Sul fronte del triangolo profilato già nel season finale della dodicesima stagione, è ormai chiaro come gli autori abbiano deciso di rendere assolutamente insopportabile il personaggio di Maggie: avvertita come un corpo estraneo fin dall’inizio, la Pierce rischia di risultare fastidiosa oltre che assolutamente superflua. La sua totale incapacità di rendersi conto di ciò che la circonda la rende irritante all’occhio di chi guarda. E la sensazione è che l’illusione di Maggie durerà a lungo, come ha lasciato intendere Martin Henderson a EW:
Maggie inizierà a pensare che Riggs si stia solo trattenendo. In questa farsa di triangolo nessuno crede alle parole dell’altro. Ognuno ha intenzioni diverse e sono tutti imprigionati e nessuno sa chi ama davvero l’altro e per quale motivo. Quindi diventerà davvero molto divertente.

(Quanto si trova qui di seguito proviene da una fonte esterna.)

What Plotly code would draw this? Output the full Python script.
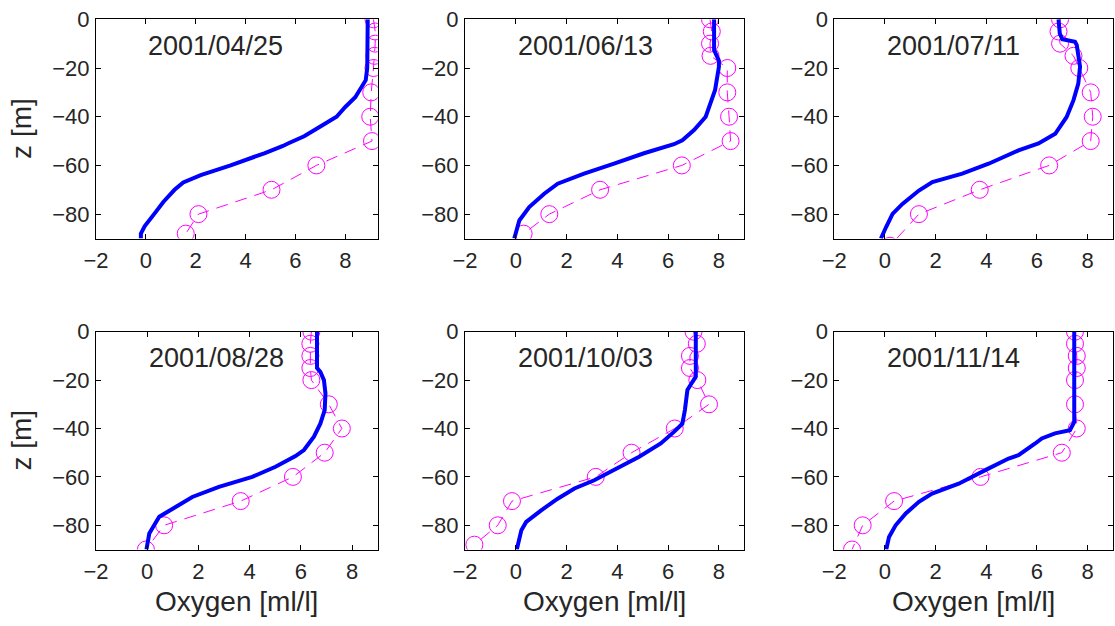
import plotly.graph_objects as go

# dates of the six casts
dates = ['2001/04/25', '2001/06/13', '2001/07/11', '2001/08/28', '2001/10/03', '2001/11/14']

# observed oxygen (circles), depth in m
obs_z_0425 = [0, -5, -10, -15, -20, -30, -40, -50, -60, -70, -80, -88]
obs_x_0425 = [9.13, 9.2, 9.2, 9.17, 9.13, 9.04, 9.0, 9.07, 6.84, 5.04, 2.11, 1.6]
obs_z_0613 = [0, -5, -10, -15, -20, -30, -40, -50, -60, -70, -80, -88]
obs_x_0613 = [7.65, 7.72, 7.65, 7.67, 8.33, 8.33, 8.4, 8.46, 6.54, 3.32, 1.32, 0.31]
obs_z_0711 = [0, -5, -10, -15, -20, -30, -40, -50, -60, -70, -80, -93]
obs_x_0711 = [6.91, 6.85, 6.91, 7.44, 7.67, 8.12, 8.2, 8.12, 6.48, 3.74, 1.34, 0.2]
obs_z_0828 = [0, -5, -10, -15, -20, -30, -40, -50, -60, -70, -80, -90]
obs_x_0828 = [6.41, 6.37, 6.37, 6.37, 6.41, 7.09, 7.6, 6.93, 5.69, 3.65, 0.66, -0.05]
obs_z_1003 = [0, -5, -10, -15, -20, -30, -40, -50, -60, -70, -80, -88]
obs_x_1003 = [7.0, 7.13, 6.86, 6.86, 7.15, 7.61, 6.26, 4.56, 3.15, -0.15, -0.71, -1.63]
obs_z_1114 = [0, -5, -10, -15, -20, -30, -40, -50, -60, -70, -80, -90]
obs_x_1114 = [7.5, 7.5, 7.57, 7.57, 7.5, 7.5, 7.57, 6.98, 3.77, 0.36, -0.88, -1.3]

# modelled oxygen (blue line)
mod_z_0425 = [0, -10, -20, -25, -28, -32, -36, -40, -44, -48, -51, -52, -55, -60, -64, -67, -70, -75, -80, -85, -88, -90]
mod_x_0425 = [8.9, 8.9, 8.88, 8.82, 8.65, 8.4, 8.0, 7.65, 7.0, 6.35, 5.7, 5.5, 4.75, 3.4, 2.2, 1.5, 1.15, 0.7, 0.33, -0.05, -0.2, -0.2]
mod_z_0613 = [0, -12.6, -17, -19.5, -29, -40, -45.5, -49.7, -51.3, -55, -59.3, -63.4, -67.5, -71.6, -77.1, -82.6, -90]
mod_x_0613 = [7.81, 7.81, 8.0, 8.0, 7.85, 7.48, 7.02, 6.56, 6.23, 5.05, 3.87, 2.69, 1.65, 1.12, 0.53, 0.14, -0.06]
mod_z_0711 = [0, -5.8, -8.2, -9.2, -10.6, -14, -19.5, -26.4, -33.2, -40.1, -47, -51, -53.8, -59.3, -63.4, -66.8, -70.3, -75.8, -79.9, -85.4, -90]
mod_x_0711 = [6.85, 6.9, 7.0, 7.5, 7.57, 7.63, 7.7, 7.63, 7.44, 7.17, 6.72, 6.06, 5.27, 4.09, 3.05, 1.87, 1.34, 0.69, 0.3, 0.04, -0.16]
mod_z_0828 = [0, -15, -16.6, -20, -25.5, -32.4, -38, -43.4, -48.9, -51.4, -55.8, -60, -64.1, -68.3, -72.4, -76.5, -80, -83.4, -90]
mod_x_0828 = [6.63, 6.63, 6.76, 6.9, 6.96, 6.93, 6.76, 6.51, 6.12, 5.79, 5.01, 4.1, 2.8, 1.76, 1.11, 0.47, 0.27, 0.08, -0.03]
mod_z_1003 = [0, -18.6, -20.7, -24.1, -32.4, -38, -41.4, -46.2, -51.7, -57.2, -61.4, -64.8, -69, -73.8, -78.6, -82, -90]
mod_x_1003 = [7.09, 7.09, 6.96, 6.76, 6.66, 6.56, 6.23, 5.71, 4.86, 3.87, 3.09, 2.31, 1.65, 1.0, 0.41, 0.22, 0.04]
mod_z_1114 = [0, -37.3, -40.7, -42, -44.1, -46.2, -51, -52.4, -57.2, -62.8, -66.9, -70.3, -75.1, -80, -84.8, -90]
mod_x_1114 = [7.47, 7.47, 7.3, 6.71, 6.19, 5.93, 5.27, 4.88, 3.96, 2.91, 1.86, 1.34, 0.82, 0.42, 0.16, 0.05]

obs = [(obs_x_0425, obs_z_0425), (obs_x_0613, obs_z_0613), (obs_x_0711, obs_z_0711),
       (obs_x_0828, obs_z_0828), (obs_x_1003, obs_z_1003), (obs_x_1114, obs_z_1114)]
mod = [(mod_x_0425, mod_z_0425), (mod_x_0613, mod_z_0613), (mod_x_0711, mod_z_0711),
       (mod_x_0828, mod_z_0828), (mod_x_1003, mod_z_1003), (mod_x_1114, mod_z_1114)]

x_hi = [9.3, 9.0, 9.0, 9.0, 9.0, 9.0]

W, H = 1115, 626
col_px = [(96, 377.7), (465, 744.3), (834.3, 1113)]
row_px = [(19.3, 238.5), (331.7, 549.5)]

FONT = 'Liberation Sans'
TXT = '#262626'

fig = go.Figure()
annotations = []

for i in range(6):
    r, c = divmod(i, 3)
    suffix = '' if i == 0 else str(i + 1)
    xa, ya = 'x' + suffix, 'y' + suffix

    fig.add_trace(go.Scatter(x=obs[i][0], y=obs[i][1], xaxis=xa, yaxis=ya, mode='lines+markers',
                             line=dict(color='#ff00ff', width=1, dash='12px,8px'),
                             marker=dict(symbol='circle-open', size=17, color='#ff00ff', line=dict(width=1)),
                             showlegend=False))
    fig.add_trace(go.Scatter(x=mod[i][0], y=mod[i][1], xaxis=xa, yaxis=ya, mode='lines',
                             line=dict(color='#0000ff', width=4), showlegend=False))

    x0, x1 = col_px[c]
    y0, y1 = row_px[r]
    axis_style = dict(showline=True, linecolor='black', linewidth=1, mirror='allticks',
                      ticks='inside', ticklen=5, tickcolor='black', showgrid=False, zeroline=False,
                      automargin=False, ticklabeloverflow='allow',
                      tickfont=dict(family=FONT, size=22, color=TXT))
    fig.layout['xaxis' + suffix] = dict(axis_style, domain=[x0 / W, x1 / W], range=[-2, x_hi[i]],
                                        tickvals=[-2, 0, 2, 4, 6, 8], anchor=ya, ticklabelstandoff=2)
    fig.layout['yaxis' + suffix] = dict(axis_style, domain=[1 - y1 / H, 1 - y0 / H], range=[-90, 0],
                                        tickvals=[-80, -60, -40, -20, 0], anchor=xa, ticklabelstandoff=1)

    annotations.append(dict(x=0, y=-10.8, xref=xa, yref=ya, text=dates[i], showarrow=False,
                            xanchor='left', yanchor='middle', font=dict(family=FONT, size=27, color=TXT)))

    if c == 0:
        annotations.append(dict(x=22 / W, y=1 - (y0 + y1) / 2 / H, xref='paper', yref='paper',
                                text='z [m]', textangle=-90, showarrow=False, xanchor='center',
                                yanchor='middle', font=dict(family=FONT, size=28, color=TXT)))
    if r == 1:
        annotations.append(dict(x=(x0 + x1) / 2 / W, y=1 - 601 / H, xref='paper', yref='paper',
                                text='Oxygen [ml/l]', showarrow=False, xanchor='center', yanchor='middle',
                                font=dict(family=FONT, size=28, color=TXT)))

fig.update_layout(template='none', width=W, height=H, autosize=False,
                  margin=dict(l=0, r=0, t=0, b=0, autoexpand=False),
                  plot_bgcolor='white', paper_bgcolor='white', annotations=annotations)

# drop the default 8px body margin so the figure fills the window
fig.write_html("out.html", config={'displaylogo': False, 'displayModeBar': False},
               post_script="document.body.style.margin = '0';")
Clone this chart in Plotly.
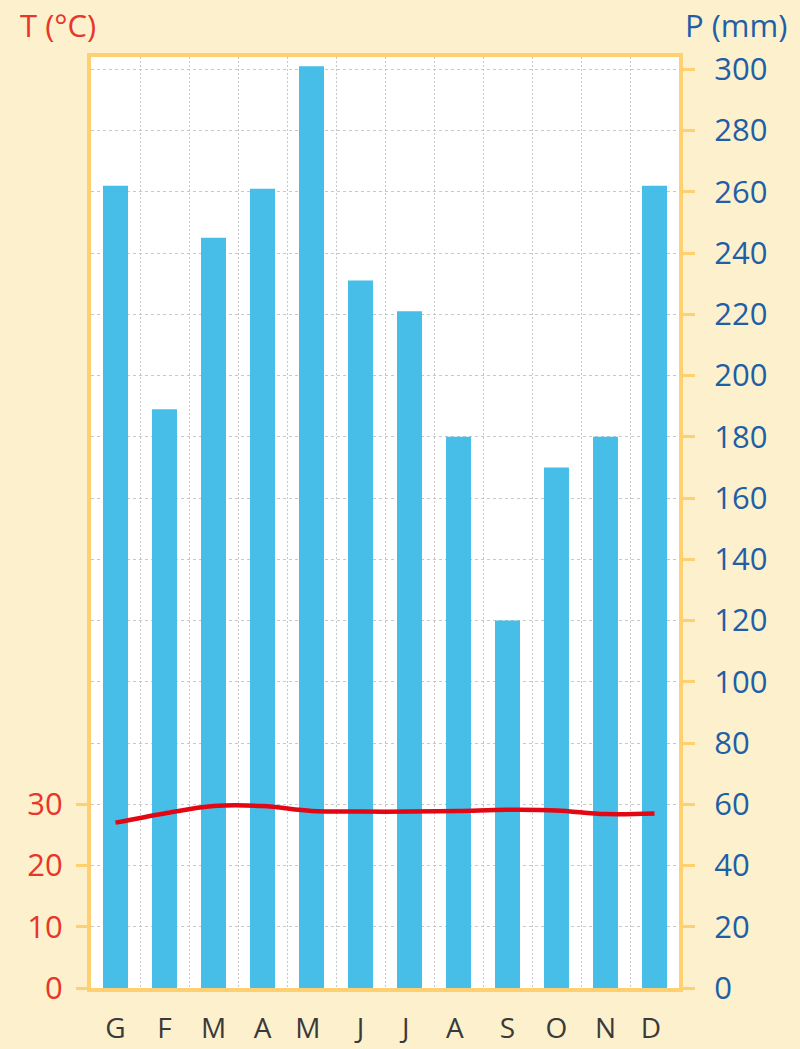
import plotly.graph_objects as go

months = ["G", "F", "M", "A", "M ", "J", "J ", "A ", "S", "O", "N", "D "]
precip_mm = [262, 189, 245, 261, 301, 231, 221, 180, 120, 170, 180, 262]
temp_c = [27.0, 28.5, 29.7, 29.7, 28.9, 28.8, 28.8, 28.9, 29.1, 29.0, 28.4, 28.5]
temp_ticks = [0, 10, 20, 30]

BG = "#fdf0cd"
FRAME = "#ffd071"
BLUE_BAR = "#46bee8"
RED = "#e30613"
RED_TXT = "#e8362a"
BLUE_TXT = "#1e5fa6"
FONT = "Open Sans"

fig = go.Figure()
fig.add_trace(go.Bar(x=months, y=precip_mm, marker=dict(color=BLUE_BAR, line=dict(width=0)),
                     yaxis="y", showlegend=False))
fig.add_trace(go.Scatter(x=months, y=temp_c, mode="lines", line=dict(color=RED, width=4.5, shape="spline"),
                         yaxis="y2", showlegend=False))

fig.update_layout(
    width=800, height=1049,
    paper_bgcolor=BG, plot_bgcolor="white",
    margin=dict(l=91, r=121, t=57, b=61, autoexpand=False),
    bargap=0.49,
    font=dict(family=FONT, size=31),
    xaxis=dict(type="category", tickson="boundaries", showgrid=True, gridcolor="#c8c8c8",
               griddash="2px,2px", gridwidth=1, ticks="", showline=True, linecolor=FRAME,
               linewidth=4, mirror=True, tickfont=dict(color="#3a3a3a", size=28),
               ticklabelstandoff=12, zeroline=False, automargin=False),
    yaxis=dict(side="right", range=[0, 304], tickmode="linear", tick0=0, dtick=20,
               showgrid=True, gridcolor="#c8c8c8", griddash="3px,3px", gridwidth=1,
               ticks="outside", ticklen=12, tickcolor=FRAME, tickwidth=3,
               showline=True, linecolor=FRAME, linewidth=4, mirror=True,
               tickfont=dict(color=BLUE_TXT, size=31), ticklabelstandoff=13, zeroline=False,
               automargin=False),
    yaxis2=dict(overlaying="y", side="left", range=[0, 152], tickvals=temp_ticks,
                showgrid=False, ticks="outside", ticklen=14, tickcolor=FRAME, tickwidth=3,
                tickfont=dict(color=RED_TXT, size=31), ticklabelstandoff=7, zeroline=False,
                showline=False, automargin=False),
    annotations=[
        dict(text="T (°C)", xref="paper", yref="paper", x=-0.124, y=1.034, xanchor="left",
             yanchor="middle", showarrow=False, font=dict(color=RED_TXT, size=31)),
        dict(text="P (mm)", xref="paper", yref="paper", x=1.187, y=1.034, xanchor="right",
             yanchor="middle", showarrow=False, font=dict(color=BLUE_TXT, size=31)),
    ],
)

fig.write_html("out.html", config={"displayModeBar": False},
               post_script="document.body.style.margin='0';")
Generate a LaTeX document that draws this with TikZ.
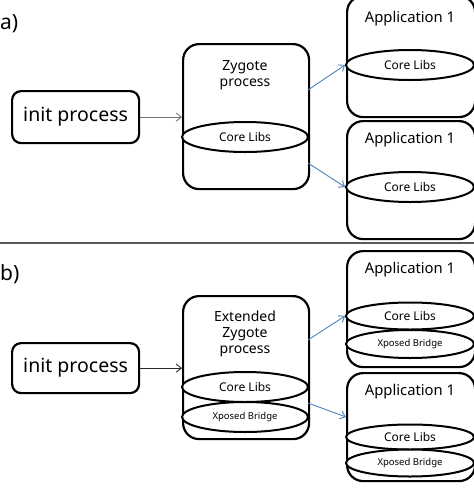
\documentclass[tikz,border=0pt]{standalone}
\usepackage{fontspec}
\setmainfont{Noto Sans}
\usetikzlibrary{arrows.meta,shapes.geometric}
\definecolor{linkblue}{RGB}{79,129,189}
\begin{document}
\begin{tikzpicture}[x=1pt,y=-1pt,
  procbox/.style={draw=black, line width=2.2pt, rounded corners=9pt, fill=white},
  bigbox/.style={draw=black, line width=2.2pt, rounded corners=16pt, fill=white},
  libell/.style={draw=black, line width=2pt, fill=white, ellipse, inner sep=0pt},
  bluearr/.style={draw=linkblue, line width=0.9pt, -{Straight Barb[length=5pt,width=8pt]}},
  initarr/.style={line width=0.9pt, -{Straight Barb[length=5pt,width=8pt]}},
  lab/.style={font=\fontsize{21}{21}\selectfont, inner sep=0pt},
  big/.style={font=\fontsize{19.5}{19.5}\selectfont, inner sep=0pt},
  mid/.style={font=\fontsize{14}{16}\selectfont, inner sep=0pt, align=center},
  appt/.style={font=\fontsize{14.8}{16}\selectfont, inner sep=0pt},
  small/.style={font=\fontsize{12}{13}\selectfont, inner sep=0pt},
  tiny/.style={font=\fontsize{9.5}{10}\selectfont, inner sep=0pt}]
\useasboundingbox (0,0) rectangle (474,491);
\begin{scope}
\clip (0,0) rectangle (474,491);
% ---------------- a) ----------------
\node[lab, anchor=west] (la) at (0,24) {a)};
\node[procbox, minimum width=127pt, minimum height=52pt, anchor=north west] (initA) at (11,90) {};
\node[big] (initAt) at (initA.center) {init process};
\node[bigbox, minimum width=126pt, minimum height=145pt, anchor=north west] (zygA) at (182,43) {};
\node[mid] (zygAt) at (245,75) {Zygote\\process};
\node[libell, minimum width=126pt, minimum height=30pt] (zygAcore) at (245,137) {};
\node[small] (zygAcoret) at (zygAcore.center) {Core Libs};
% apps a)
\node[bigbox, minimum width=128pt, minimum height=121pt, anchor=north west] (appA1) at (346,-5) {};
\node[appt] (appA1t) at (410,19) {Application 1};
\node[libell, minimum width=128pt, minimum height=30pt] (appA1core) at (410,65) {};
\node[small] (appA1coret) at (appA1core.center) {Core Libs};
\node[bigbox, minimum width=128pt, minimum height=118pt, anchor=north west] (appA2) at (346,120) {};
\node[appt] (appA2t) at (410,140) {Application 1};
\node[libell, minimum width=128pt, minimum height=30pt] (appA2core) at (410,187) {};
\node[small] (appA2coret) at (appA2core.center) {Core Libs};
\draw[initarr, draw=black!55] (initA.east) -- (zygA.west |- initA.east);
\coordinate (zA1) at (308,90);
\coordinate (zA2) at (308,163);
\draw[bluearr] (zA1) -- (appA1core.west);
\draw[bluearr] (zA2) -- (appA2core.west);
% separator
\coordinate (sepL) at (0,243);
\coordinate (sepR) at (474,243);
\draw[draw=black!65, line width=1.5pt] (sepL) -- (sepR);
% ---------------- b) ----------------
\node[lab, anchor=west, font=\fontsize{21}{21}\selectfont\bfseries] (lb) at (0,274) {b)};
\node[procbox, minimum width=127pt, minimum height=50pt, anchor=north west] (initB) at (11,342) {};
\node[big] (initBt) at (initB.center) {init process};
\node[bigbox, minimum width=126pt, minimum height=143pt, anchor=north west] (zygB) at (182,295) {};
\node[mid] (zygBt) at (245,334) {Extended\\Zygote\\process};
\node[libell, minimum width=126pt, minimum height=30pt] (zygBcore) at (245,387) {};
\node[small] (zygBcoret) at (zygBcore.center) {Core Libs};
\node[libell, minimum width=126pt, minimum height=30pt] (zygBxp) at (245,417) {};
\node[tiny] (zygBxpt) at (zygBxp.center) {Xposed Bridge};
% apps b)
\node[bigbox, minimum width=128pt, minimum height=116pt, anchor=north west] (appB1) at (346,250) {};
\node[appt] (appB1t) at (410,270) {Application 1};
\node[libell, minimum width=128pt, minimum height=27pt] (appB1core) at (410,316) {};
\node[small] (appB1coret) at (appB1core.center) {Core Libs};
\node[libell, minimum width=128pt, minimum height=28pt] (appB1xp) at (410,344) {};
\node[tiny] (appB1xpt) at (appB1xp.center) {Xposed Bridge};
\node[bigbox, minimum width=128pt, minimum height=108pt, anchor=north west] (appB2) at (346,372) {};
\node[appt] (appB2t) at (410,392) {Application 1};
\node[libell, minimum width=128pt, minimum height=25pt] (appB2core) at (410,437) {};
\node[small] (appB2coret) at (appB2core.center) {Core Libs};
\node[libell, minimum width=128pt, minimum height=27pt] (appB2xp) at (410,463) {};
\node[tiny] (appB2xpt) at (appB2xp.center) {Xposed Bridge};
\draw[initarr, draw=black!85] (initB.east) -- (zygB.west |- initB.east);
\coordinate (zB1) at (308,340);
\coordinate (zB2) at (308,403);
\coordinate (aB2) at (346,417);
\draw[bluearr] (zB1) -- (appB1core.west);
\draw[bluearr] (zB2) -- (aB2);
\end{scope}
\end{tikzpicture}
\end{document}
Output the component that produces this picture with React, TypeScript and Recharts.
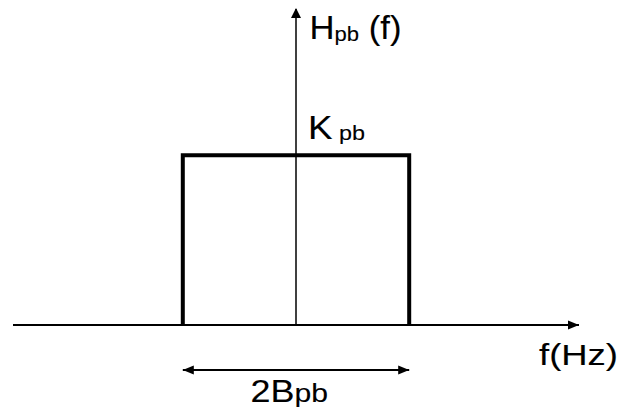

L’ingrediente dolcificante di questa tredicesima stagione è rappresentato certamente dai Japril: dopo aver dato alla loro bambina il nome improbabile di Harriet e aver superato i timori generati dal parto d’emergenza, April e Jackson sono alle prese con i primi giorni da genitori. Dopo tanto patire, sembra quasi strano che siano proprio loro a regalare i pochi momenti di tenerezza presenti in questa stagione, il pubblico dovrà farci l’abitudine. Intanto April che canta Faith nella versione di Sleeping at last è un bel preludio ad una storyline finalmente senza troppi drammi per questa coppia già fin troppo martoriata.
https://www.youtube.com/watch?v=dcL–dR9mVw
Ora le aspettative si fanno importanti: col ritorno di Arizona Robbins nel terzo episodio e l’iter giudiziario del processo che entrerà nel vivo, Grey’s Anatomy 13 è tenuto a regalarci perlomeno un episodio della caratura (per qualità della sceneggiatura e della regia) di Mama Tried, in assoluto il più toccante della scorsa stagione. Lo merita il personaggio di Alex Karev, ormai il migliore rimasto sulla scena dopo l’addio di Cristina Yang, e lo merita il pubblico, che dopo 12 anni continua a premiare Grey’s Anatomy come lo show più visto del giovedì sera negli Stati Uniti.